Understanding how much home you can afford is one of the most consequential decisions in personal finance. Determining your mortgage limit is far more than plugging numbers into a single formula; it requires a holistic view of income stability, debt obligations, cash reserves, and long-term goals. This comprehensive guide deconstructs the process into actionable steps using industry benchmarks, real-world statistics, and practical tips. Whether you are a first-time buyer or a seasoned homeowner looking to upgrade, the insights below will help you calibrate your expectations with market realities.

1. Decode the Debt-to-Income Ratios That Lenders Trust

Lenders in the United States typically evaluate borrowers through two core debt-to-income (DTI) ratios. The front-end ratio, sometimes called the housing ratio, compares proposed housing costs to gross monthly income. Conventional underwriting guidelines usually look for 28 percent or lower, although some automated systems push to 31 percent in high-cost markets.
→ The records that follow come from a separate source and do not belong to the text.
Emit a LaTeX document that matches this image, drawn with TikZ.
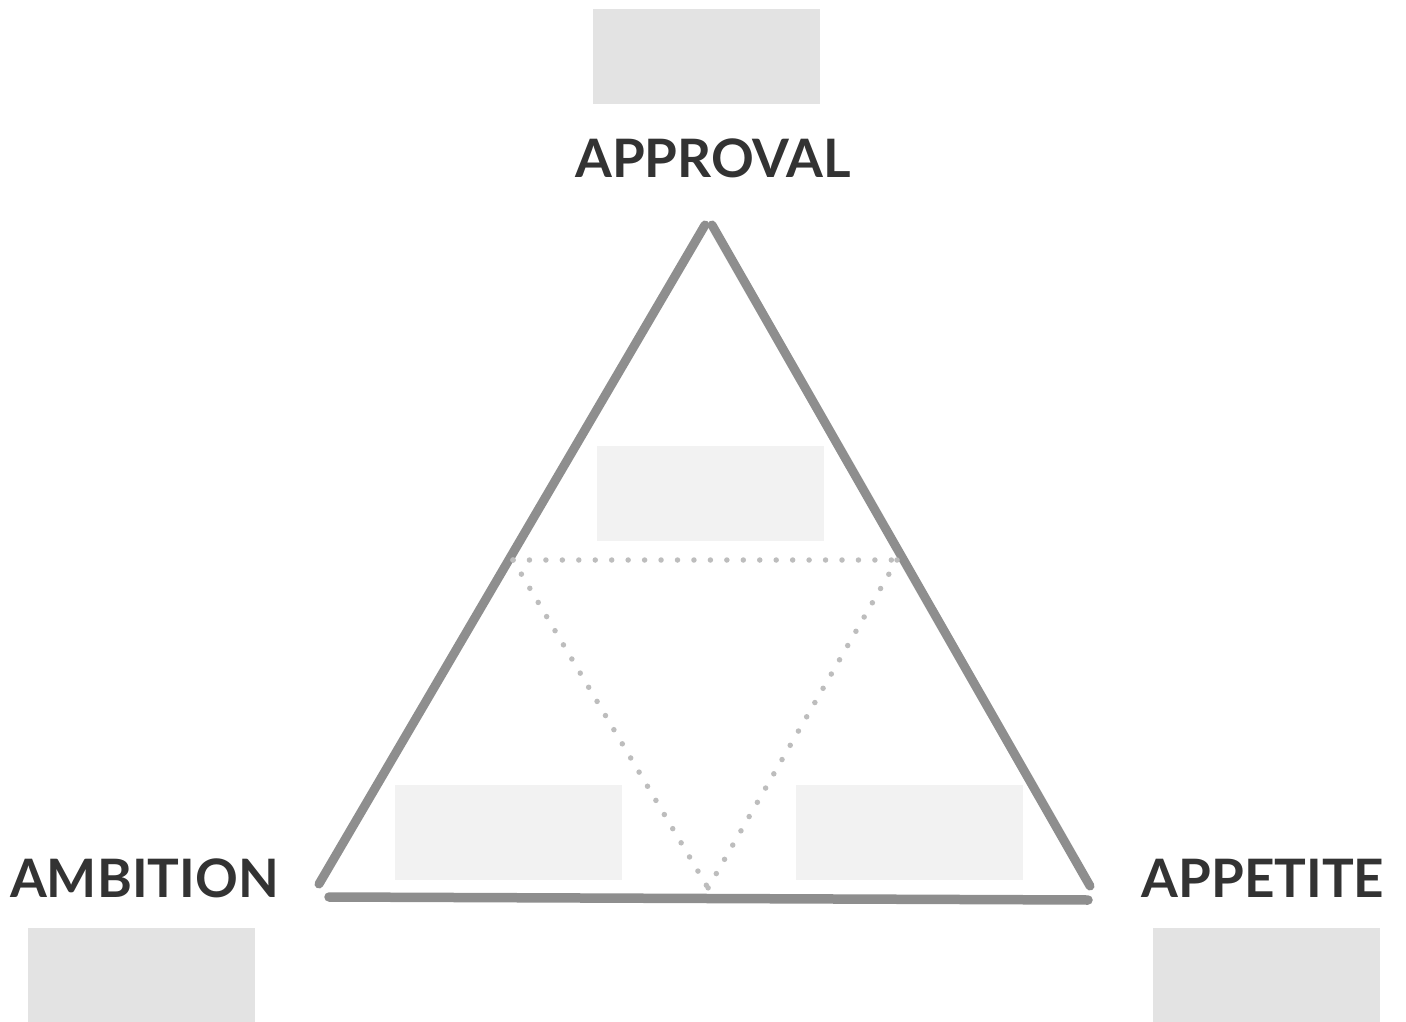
\documentclass[tikz,border=0pt]{standalone}
\usepackage{fontspec}
\setmainfont{Lato}
\begin{document}
\begin{tikzpicture}[x=1pt,y=-1pt,
  darkbox/.style={fill=boxdark,draw=none,minimum width=227pt,minimum height=95pt,inner sep=0pt,outer sep=0pt},
  lightbox/.style={fill=boxlight,draw=none,minimum width=227pt,minimum height=95pt,inner sep=0pt,outer sep=0pt},
  lbl/.style={text=labeltext,font=\fontsize{53}{60}\selectfont\bfseries,inner sep=0pt},
  side/.style={draw=sidegray,line width=9pt,line cap=round},
  dots/.style={draw=dotgray,line width=5.5pt,line cap=round,dash pattern=on 0pt off 16.45pt}]
\definecolor{boxdark}{HTML}{E3E3E3}
\definecolor{boxlight}{HTML}{F2F2F2}
\definecolor{labeltext}{HTML}{333333}
\definecolor{sidegray}{HTML}{8E8E8E}
\definecolor{dotgray}{HTML}{BDBDBD}
\useasboundingbox (0,0) rectangle (1406,1022);
% boxes
\node[darkbox] (topbox) at (706.5,56.5) {};
\node[lightbox] (midbox) at (710.5,493.5) {};
\node[lightbox] (leftin) at (508.5,832.5) {};
\node[lightbox] (rightin) at (909.5,832.5) {};
\node[darkbox] (leftout) at (141.5,975) {};
\node[darkbox] (rightout) at (1266.5,975) {};
% labels
\node[lbl,anchor=base] (approval) at (713,178) {APPROVAL};
\node[lbl,anchor=base] (ambition) at (144.5,897) {AMBITION};
\node[lbl,anchor=base] (appetite) at (1263,897) {APPETITE};
% triangle
\coordinate (apexL) at (705,225);
\coordinate (apexR) at (712,225);
\coordinate (botL) at (319,884);
\coordinate (botR) at (1090,886);
\coordinate (baseL) at (329,897);
\coordinate (baseR) at (1088,900);
\draw[side] (botL) -- (apexL);
\draw[side] (apexR) -- (botR);
\draw[side,line width=9.5pt] (baseL) -- (baseR);
% dotted inner triangle
\coordinate (dTL) at (513,560);
\coordinate (dTR) at (897,560);
\coordinate (dB) at (708,888);
\draw[dots] (dTL) -- (dTR);
\draw[dots] (dTL) -- (dB);
\draw[dots] (dTR) -- (dB);
\end{tikzpicture}
\end{document}
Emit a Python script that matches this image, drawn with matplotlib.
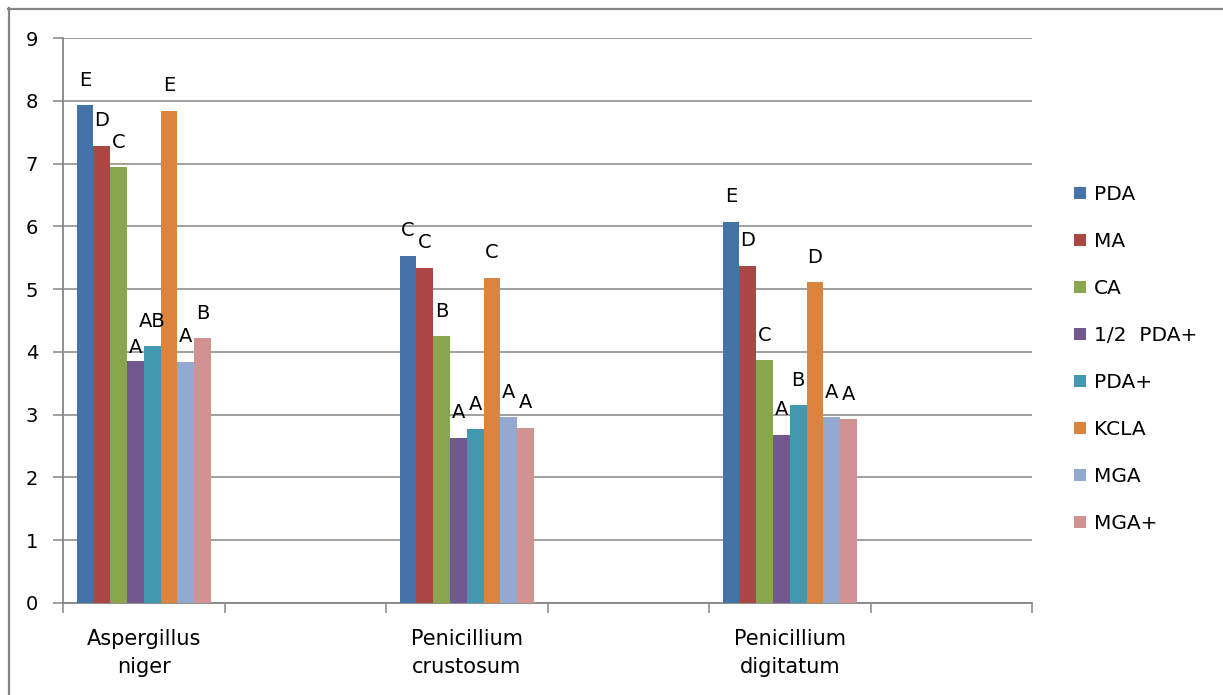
import matplotlib
matplotlib.use("Agg")
import matplotlib.pyplot as plt
from matplotlib.lines import Line2D
import numpy as np

# Six category slots on the x axis; only every other one carries data
categories = ["Aspergillus\nniger", "", "Penicillium\ncrustosum", "", "Penicillium\ndigitatum", ""]
media = ["PDA", "MA", "CA", "1/2  PDA+", "PDA+", "KCLA", "MGA", "MGA+"]

# Growth values per medium, one entry per fungus (A. niger, P. crustosum, P. digitatum)
pda = [7.93, 5.53, 6.07]
ma = [7.28, 5.34, 5.37]
ca = [6.94, 4.25, 3.87]
half_pda_plus = [3.85, 2.63, 2.68]
pda_plus = [4.09, 2.77, 3.15]
kcla = [7.84, 5.18, 5.11]
mga = [3.84, 2.96, 2.96]
mga_plus = [4.22, 2.79, 2.93]

# Significance letters per medium, same fungus order
letters_pda = ["E", "C", "E"]
letters_ma = ["D", "C", "D"]
letters_ca = ["C", "B", "C"]
letters_half = ["A", "A", "A"]
letters_pda_plus = ["AB", "A", "B"]
letters_kcla = ["E", "C", "D"]
letters_mga = ["A", "A", "A"]
letters_mga_plus = ["B", "A", "A"]

series = [pda, ma, ca, half_pda_plus, pda_plus, kcla, mga, mga_plus]
letters = [letters_pda, letters_ma, letters_ca, letters_half,
           letters_pda_plus, letters_kcla, letters_mga, letters_mga_plus]
colors = ["#4572A7", "#AA4643", "#89A54E", "#71588F",
          "#4198AF", "#DB843D", "#93A9CF", "#D19392"]

group_slots = np.array([0, 2, 4])

W, H = 1223, 695
fig = plt.figure(figsize=(W / 100, H / 100), dpi=100)
ax = fig.add_axes([63 / W, 1 - 603 / H, (1032 - 63) / W, (603 - 38) / H])

grid_color = "#868686"
n = len(series)
bar_w = 0.104
offsets = (np.arange(n) - (n - 1) / 2) * bar_w

handles = []
for i, (vals, labs, col) in enumerate(zip(series, letters, colors)):
    xs = group_slots + offsets[i]
    bars = ax.bar(xs, vals, width=bar_w, color=col, zorder=3, linewidth=0)
    handles.append(bars)
    for x, v, t in zip(xs, vals, labs):
        dy = 10 if (i == 3 and x < 1) else 18
        ax.annotate(t, (x, v), xytext=(0, dy), textcoords="offset points",
                    ha="center", va="center", fontsize=14,
                    color="black", zorder=4)

ax.set_xlim(-0.5, 5.5)
ax.set_ylim(0, 9)
ax.set_yticks(range(0, 10))
ax.yaxis.grid(True, color=grid_color, linewidth=1.1, zorder=0)
ax.set_axisbelow(True)

# Slot boundary ticks on the x axis, category names centred in the slots
ax.set_xticks(np.arange(-0.5, 6.0, 1.0))
ax.set_xticklabels([])
ax.set_xticks(np.arange(0, 6), minor=True)
ax.set_xticklabels(categories, minor=True, fontsize=15, linespacing=1.45)
ax.tick_params(axis="x", which="major", length=7, width=1.1, color=grid_color, direction="out")
ax.tick_params(axis="x", which="minor", length=0, pad=19)
ax.tick_params(axis="y", length=7, width=1.1, color=grid_color, direction="out",
               pad=11, labelsize=14)

for side in ["top", "right"]:
    ax.spines[side].set_visible(False)
for side in ["left", "bottom"]:
    ax.spines[side].set_color(grid_color)
    ax.spines[side].set_linewidth(1.3)

leg = fig.legend(handles, media, loc="upper left",
                 bbox_to_anchor=(1066 / W, 1 - 177 / H), frameon=False,
                 prop={"size": 14.5},
                 handlelength=0.6, handleheight=0.6, handletextpad=0.4,
                 labelspacing=1.39, borderaxespad=0)

# Outer chart frame (top and left edges)
fig.add_artist(Line2D([8 / W, 1], [1 - 9 / H, 1 - 9 / H], color=grid_color, lw=1.6,
                      transform=fig.transFigure))
fig.add_artist(Line2D([9 / W, 9 / W], [0, 1 - 8 / H], color=grid_color, lw=1.6,
                      transform=fig.transFigure))

fig.savefig("out.png", dpi=100, facecolor="white")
The back-end ratio measures total obligations—housing plus recurring debts such as auto loans, student loans, and credit cards. A conservative benchmark is 36 percent, though some programs extend to 43 percent or even 50 percent when compensating factors, such as strong credit, are present.

  • Front-end ratio: (Principal + Interest + Taxes + Insurance + HOA) / Gross Monthly Income
  • Back-end ratio: (Full Housing Cost + Other Monthly Debts) / Gross Monthly Income

The calculator above models both ratios by limiting the housing portion to the lesser of 28 percent of income or 36 percent minus existing debts. This approach keeps you aligned with historical underwriting success rates while leaving a buffer for emergencies.

2. Why Property Taxes, Insurance, and HOA Fees Matter

Borrowers often focus on principal and interest, yet non-mortgage housing expenses can easily add 20 to 35 percent to the monthly outlay. According to data from the U.S. Census Bureau, the median property tax bill for owner-occupied homes reached $2,331 in the latest American Community Survey, or about $194 per month. Insurance premiums and homeowner association dues vary widely, but buyers in coastal states routinely pay $3,000 or more per year for wind and flood coverage. Neglecting these figures when calculating your mortgage limit can lead to painful payment shocks down the road.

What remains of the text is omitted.